Anderson points out that there is a lot of information for the client to absorb, increasing the chances for misunderstandings. “Since there are many firm policies that a lawyer wants a client to understand, some lawyers use a ‘Firm Policies’ standard handout that explains some of these matters. How long will a client’s file be available at the firm? Who will work on a file and what communications the client should expect and how often are all examples of topics that can be explained in this way.”

Conclusion

In addition to drafting an engagement letter in the first place, it is important to go through the document carefully with your client. Make sure he or she understands it and then signs it. It is all part of good communication with your clients, which may be the most important risk-management safeguard.

Wynn says the dangers of not drafting an engagement letter, or drafting a poor one, are too great to ignore. “I think both parties can overlook the importance of engagement letters. Attorneys may see it as an unbillable ‘waste of time,’ while clients, depending on the nature of representation, may feel overwhelmed with paperwork and not regard the letter as important as other items received from the attorney.”

Koll adds, “Fee agreements are drafted and executed when the relationship is new and excitement is high. All focus is on what is yet to be done, and cost is not important. It’s only until halfway through the case when both attorneys and clients begin to consider fees and other possible disagreements. Poor fee agreements can be likened to poor legal work: it will eventually come back to bite you.”

Klein says it comes down to excellent service to your clients and good communication skills – both important characteristics of a good lawyer. “Successful attorney-client relationships are based on good communication and trust. Engagement letters or fee agreements show the client you are concerned and interested in the matter, that you have insight into the relationship, that you value a sufficient level of communication, that you are professional in your approach, and that you are willing to address questions. Clients are more likely to develop significant concerns about representation and billing if they are simply told ‘Don’t worry about it. I will take care of it.’ An engagement letter is a perfect opportunity to communicate with a method or tone that is not just advocacy or adversarial/litigation in nature.”
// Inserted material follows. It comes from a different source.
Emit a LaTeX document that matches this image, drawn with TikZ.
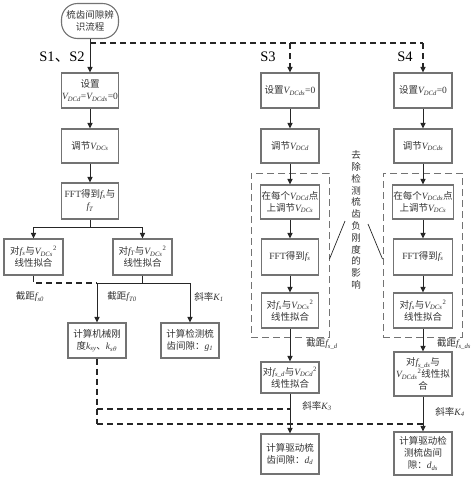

Finally, don’t forget to include what the client’s duties are during the representation. The first of these is to provide you with current contact information at all times and to respond promptly when you need a decision from the client about how to proceed. Anderson adds, “Prompt payment of invoices from you or an agreement to contact you promptly if there are questions about what you are doing or charging can be included as well.”

Anderson says it is important for lawyers not to lose sight of the importance of engagement letters. “They set the tone for the relationship going forward, and can short-circuit problems that might otherwise occur. It is the start of a healthy and helpful attorney-client relationship.”